Russian President Vladimir Putin is diving headfirst into an unprecedented—and irreversible—public image disaster over the war in Ukraine.
Long gone are the days of carefully staged photoshoots of Putin riding a horse bare-chested, or diving into rivers to find ancient Greek urns. Now, images of Volodymyr Zelensky visiting Ukrainian soldiers in combat zones across the country stand in stark contrast with reports of the Russian president holding court in the Kremlin and meeting with ministers and generals at comically long tables.
And when the Russian president did finally travel to the war zone, the image he struck shocked former aides and public relations experts.
A day after the International Criminal Court issued a warrant for his arrest for war crimes this month—the Kremlin announced that Putin had flown by helicopter to Mariupol and driven a car into the city. Russian officials released a shaky, amateur-style video of the Russian president looking quite miserable, nervously playing with the zipper of his parka with sounds of explosions in the background.
“Putin’s left his comfort zone in the bunker, where he has spent three years, and it is phenomenal to see how his publicity stunts have degraded,” long-time Kremlin observer, Olga Bychkova, a former presenter on Echo of Moscow radio station, told The Daily Beast. “He is surrounded by security guards. No professional cameramen have access to him any longer.”
So, how did the Russian president’s macho publicity stunts take such a nosedive?
“When I met with Putin in the Kremlin for the first time, I was 22 years old. He was a total superman, he had all the power there was,” one exiled former member of Putin’s ruling party, Robert Schlegel, told The Daily Beast of his meeting with the Russian president in 2006. Back then, Putin was welcoming young nationalist activists into his sphere of influence, including Schegel, a member of the pro-Kremlin youth movement “Nashi” at the time.
First as a Kremlin activist, then as parliament member, Schlegel was responsible for filming several pro-Putin propaganda videos that he’s now ashamed of.

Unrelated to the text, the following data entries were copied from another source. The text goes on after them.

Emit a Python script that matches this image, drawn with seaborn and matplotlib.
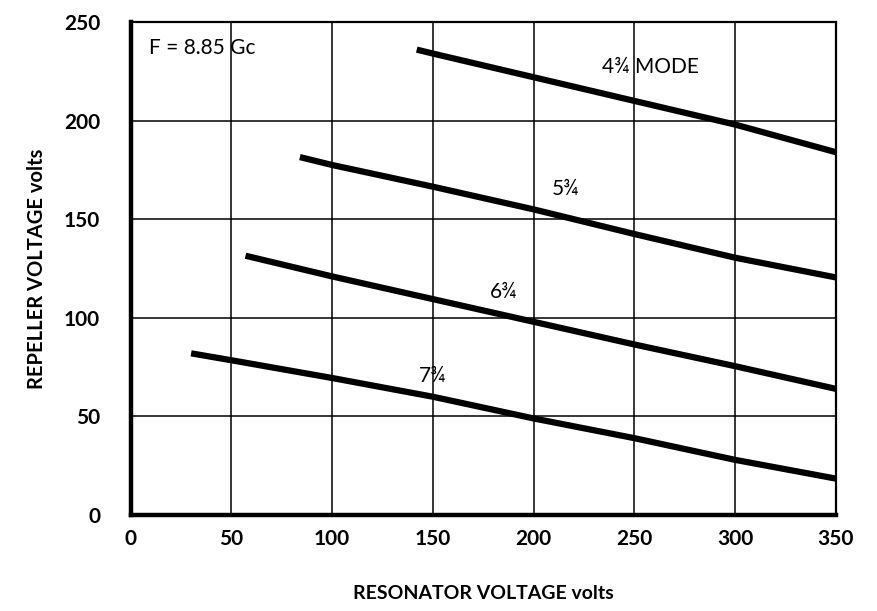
import pandas as pd
import seaborn as sns
import matplotlib.pyplot as plt

# resonator voltage (x) and repeller voltage (y) for each reflex mode
mode_names = ['4¾ MODE', '5¾', '6¾', '7¾']

x_4 = [142, 150, 200, 250, 300, 350]
y_4 = [236, 234, 222, 210, 198, 184]

x_5 = [84, 100, 150, 200, 250, 300, 350]
y_5 = [181.5, 177.5, 166.5, 155, 142.5, 130.5, 120.5]

x_6 = [57, 100, 150, 200, 250, 300, 350]
y_6 = [131.5, 121, 109.5, 98, 86.5, 75.5, 64]

x_7 = [30, 50, 100, 150, 200, 250, 300, 350]
y_7 = [82, 78.5, 69.5, 60, 49, 39, 28, 18.5]

# label positions (x, y) in data units
label_x = [258, 216, 185, 150]
label_y = [227, 165.5, 113, 70.5]

x_ticks = [0, 50, 100, 150, 200, 250, 300, 350]
y_ticks = [0, 50, 100, 150, 200, 250]

frames = []
for name, xs, ys in zip(mode_names, [x_4, x_5, x_6, x_7], [y_4, y_5, y_6, y_7]):
    frames.append(pd.DataFrame({'Resonator': xs, 'Repeller': ys, 'Mode': name}))
df = pd.concat(frames, ignore_index=True)

sns.set_style('white')
plt.rcParams['font.family'] = ['Lato', 'DejaVu Sans']
plt.rcParams['text.color'] = 'black'
plt.rcParams['axes.labelcolor'] = 'black'

fig = plt.figure(figsize=(8.77, 6.11), dpi=100)
ax = fig.add_axes([0.149, 0.157, 0.804, 0.807])

sns.lineplot(data=df, x='Resonator', y='Repeller', hue='Mode', units='Mode',
             estimator=None, palette=['black'] * 4, linewidth=4.5,
             legend=False, ax=ax, solid_capstyle='butt')

ax.set_xlim(0, 350)
ax.set_ylim(0, 250)
ax.set_xticks(x_ticks)
ax.set_yticks(y_ticks)
ax.grid(True, color='black', linewidth=1.1)
ax.set_axisbelow(True)
ax.tick_params(axis='both', length=0, labelsize=15, colors='black')
ax.tick_params(axis='x', pad=10)
ax.tick_params(axis='y', pad=22)
for lab in ax.get_xticklabels() + ax.get_yticklabels():
    lab.set_fontweight('bold')

for side in ['left', 'bottom']:
    ax.spines[side].set_linewidth(3.2)
for side in ['top', 'right']:
    ax.spines[side].set_linewidth(1.6)
for s in ax.spines.values():
    s.set_color('black')

ax.set_xlabel('RESONATOR VOLTAGE volts', fontsize=14, fontweight='bold', labelpad=26)
ax.set_ylabel('REPELLER VOLTAGE volts', fontsize=14.5, fontweight='bold', labelpad=12)

ax.text(9, 237, 'F = 8.85 Gc', fontsize=15, ha='left', va='center')
for name, lx, ly in zip(mode_names, label_x, label_y):
    ax.text(lx, ly, name, fontsize=15, ha='center', va='center')

plt.savefig('out.png', dpi=100)
plt.close()
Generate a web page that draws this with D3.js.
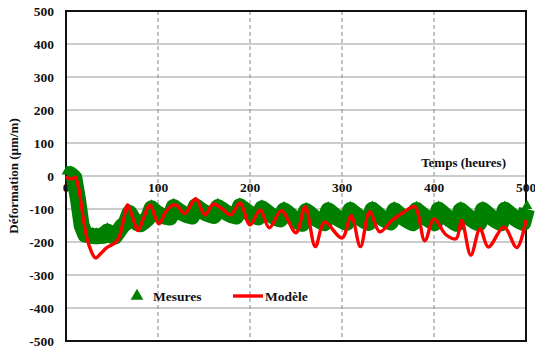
<!DOCTYPE html>
<html lang="fr">
<head>
<meta charset="UTF-8" />
<title>Déformation</title>
<script src="https://d3js.org/d3.v7.min.js"></script>
<style>
  body { margin: 0; background: #fff; }
  svg text { font-family: "Liberation Serif", "Times New Roman", serif; font-weight: bold; fill: #111; }
</style>
</head>
<body>
<svg width="535" height="347"></svg>
<script>
// measured strain, one reading every 4 h starting at t = 1 h
const mesuresStart = 1, mesuresStep = 4;
const mesures = [
  5, 5, -5, -70, -150, -178, -180, -182, -183, -182, -181, -168, -180, -183, -168, -152,
  -142, -112, -130, -142, -146, -138, -128, -98, -108, -116, -121, -124, -126, -94, -102, -110,
  -116, -120, -123, -92, -100, -108, -114, -118, -121, -94, -101, -109, -115, -120, -123, -92,
  -100, -108, -116, -122, -126, -98, -106, -115, -122, -128, -132, -104, -112, -122, -132, -140,
  -145, -106, -114, -124, -132, -138, -143, -104, -113, -122, -131, -137, -142, -103, -112, -121,
  -130, -137, -142, -102, -111, -121, -130, -136, -141, -104, -113, -122, -131, -138, -143, -103,
  -112, -121, -130, -137, -143, -102, -111, -121, -131, -139, -145, -104, -113, -123, -132, -139,
  -144, -103, -112, -122, -131, -138, -143, -102, -111, -121, -130, -137, -142, -100
];

// model curve, turning points [hours, µm/m]
const modele = [
  [0, 0], [3, -8], [7, -8], [10, -4], [14, -40], [20, -150], [25, -210], [32, -248],
  [38, -234], [44, -218], [52, -205], [57, -190], [62, -140], [67, -88], [73, -130],
  [78, -165], [84, -130], [91, -88], [101, -145], [108, -110], [116, -88], [121, -90],
  [129, -114], [141, -69], [151, -118], [160, -85], [170, -100], [179, -118], [189, -82],
  [200, -148], [211, -103], [221, -157], [234, -105], [250, -172], [260, -93], [271, -214],
  [281, -140], [300, -188], [310, -120], [320, -214], [330, -108], [341, -169], [355, -133],
  [367, -110], [379, -93], [390, -196], [400, -130], [413, -178], [424, -190], [430, -135],
  [440, -240], [450, -160], [459, -215], [476, -155], [490, -217], [500, -133]
];

const xTicks = [0, 100, 200, 300, 400, 500];
const yTicks = [-500, -400, -300, -200, -100, 0, 100, 200, 300, 400, 500];

const svg = d3.select("svg");
const plotL = 66, plotR = 526, plotT = 11, plotB = 341;

const x = d3.scaleLinear().domain([0, 500]).range([plotL, plotR]);
const y = d3.scaleLinear().domain([-500, 500]).range([plotB, plotT]);

// grid
svg.append("g").selectAll("line")
  .data(yTicks.filter(d => d > -500 && d < 500))
  .join("line")
  .attr("x1", plotL).attr("x2", plotR)
  .attr("y1", d => y(d)).attr("y2", d => y(d))
  .attr("stroke", "#999").attr("stroke-width", 1.2);

svg.append("g").selectAll("line")
  .data(xTicks.filter(d => d > 0 && d < 500))
  .join("line")
  .attr("x1", d => x(d)).attr("x2", d => x(d))
  .attr("y1", plotT).attr("y2", plotB)
  .attr("stroke", "#888").attr("stroke-width", 1)
  .attr("stroke-dasharray", "4,3");

// frame
svg.append("rect")
  .attr("x", plotL).attr("y", plotT)
  .attr("width", plotR - plotL).attr("height", plotB - plotT)
  .attr("fill", "none").attr("stroke", "#111").attr("stroke-width", 2);

// y tick labels
svg.append("g").selectAll("text")
  .data(yTicks)
  .join("text")
  .attr("x", 54).attr("y", d => y(d))
  .attr("dy", "0.35em")
  .attr("text-anchor", "end")
  .style("font-size", "13.5px")
  .text(d => d);

// x tick labels, under the zero line
svg.append("g").selectAll("text")
  .data(xTicks)
  .join("text")
  .attr("x", d => x(d)).attr("y", y(0) + 16)
  .attr("text-anchor", "middle")
  .style("font-size", "13.5px")
  .text(d => d);

svg.append("text")
  .attr("transform", `translate(18,${y(0)}) rotate(-90)`)
  .attr("text-anchor", "middle")
  .style("font-size", "13px")
  .text("Déformation (µm/m)");

svg.append("text")
  .attr("x", 506).attr("y", 167)
  .attr("text-anchor", "end")
  .style("font-size", "13px")
  .text("Temps (heures)");

// mesures
const mesPts = mesures.map((v, i) => [mesuresStart + i * mesuresStep, v]);
const tri = d3.symbol().type(d3.symbolTriangle).size(50);

svg.append("path")
  .datum(mesPts)
  .attr("fill", "none")
  .attr("stroke", "#008000")
  .attr("stroke-width", 16)
  .attr("stroke-linejoin", "round")
  .attr("d", d3.line().x(d => x(d[0])).y(d => y(d[1])));

svg.append("g").selectAll("path")
  .data(mesPts)
  .join("path")
  .attr("transform", d => `translate(${x(d[0])},${y(d[1]) - 3})`)
  .attr("d", tri)
  .attr("fill", "#008000");

// modele
svg.append("path")
  .datum(modele)
  .attr("fill", "none")
  .attr("stroke", "#ff0000")
  .attr("stroke-width", 3.4)
  .attr("stroke-linejoin", "round")
  .attr("d", d3.line().curve(d3.curveCatmullRom.alpha(0.5)).x(d => x(d[0])).y(d => y(d[1])));

// legend
const legY = 296;
svg.append("path")
  .attr("transform", `translate(137,${legY})`)
  .attr("d", d3.symbol().type(d3.symbolTriangle).size(70))
  .attr("fill", "#008000");
svg.append("text")
  .attr("x", 153).attr("y", legY).attr("dy", "0.35em")
  .style("font-size", "13.5px")
  .text("Mesures");
svg.append("line")
  .attr("x1", 233).attr("x2", 263)
  .attr("y1", legY).attr("y2", legY)
  .attr("stroke", "#ff0000").attr("stroke-width", 3.4);
svg.append("text")
  .attr("x", 265).attr("y", legY).attr("dy", "0.35em")
  .style("font-size", "13.5px")
  .text("Modèle");
</script>
</body>
</html>
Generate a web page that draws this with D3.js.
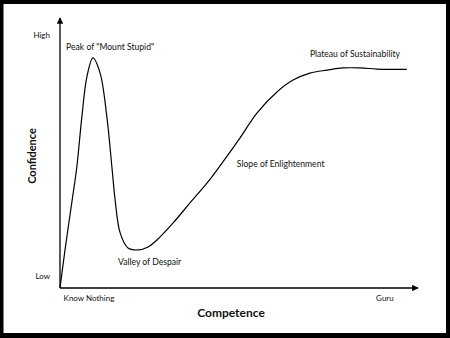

“The promotional videos for United Russia were produced by political analysts and television channels like Channel One and NTV. Those same people, like Ernst, worked on Putin’s image,” Schlegel told The Daily Beast, referring to Konstantin Ernst, the director of Channel One. “Putin was half-God for everybody who believed in him. Now he is older, and indeed, a significant amount of his time he spends in some bunker with a limited number of people who have access.”
Schlegel ultimately served as a lawmaker in Putin’s system for 10 years—until, he said, he could no longer stand it. The former parliament member left the United Russia party in 2016 and now lives in Germany.
“The video they took of him for the New Year speech was totally unprofessional, it was probably made by somebody from the federal security service,” Schlegel said, referring to a bizarre video of Putin commenting on the war during a champagne toast. (“There is a lot of noise now about our strikes on the energy infrastructure of the neighboring country. Yes, we are doing that,” the Russian president said in the clip.)
Meanwhile, Moscow’s clampdown on Putin’s critics is in full gear. Last week, Russian authorities broke into the offices of Nobel Peace Prize-winning human rights group Memorial and confiscated three decades worth of archives documenting the Kremlin’s human rights abuses.
“How truly lost he is.”
The image of Putin playing his piano, singing “Blueberry Hill” on stage with Kevin Costner, Sharon Stone, Monica Bellucci, and other Western idols is a far cry from the current image of the Russian president as a lonely, isolated man.
One of the original masterminds of Putin’s early publicity stunts is Marat Gelman, the Kremlin’s former political technologist. In an interview with The Daily Beast, he recalled the summer of 1999, when only about 2 percent of Russians knew who Putin even was.
“I regret that time and my role now, of course. The idea was to stage scenes of Putin being active, traveling, doing things, solving problems without saying a word,” Gelman, who is now an art collector and gallerist, told The Daily Beast. “I wrote texts that were published in newspapers as his, and at some point they put billboards around St. Petersburg with words by Jean Baudrillard, presented as Putin’s. We all giggled quietly at the campaign headquarters.”
Gelman remembers Putin as very quiet, obeying his campaign managers without question, she said.
“He was not afraid, it seemed he did not care much if he would lose, but now he is really terrified, because of the real danger he is facing,” Gelman told The Daily Beast. “He has burnt everything… And people around him must also be terrified, because they know much more than all of us about how truly lost he is.”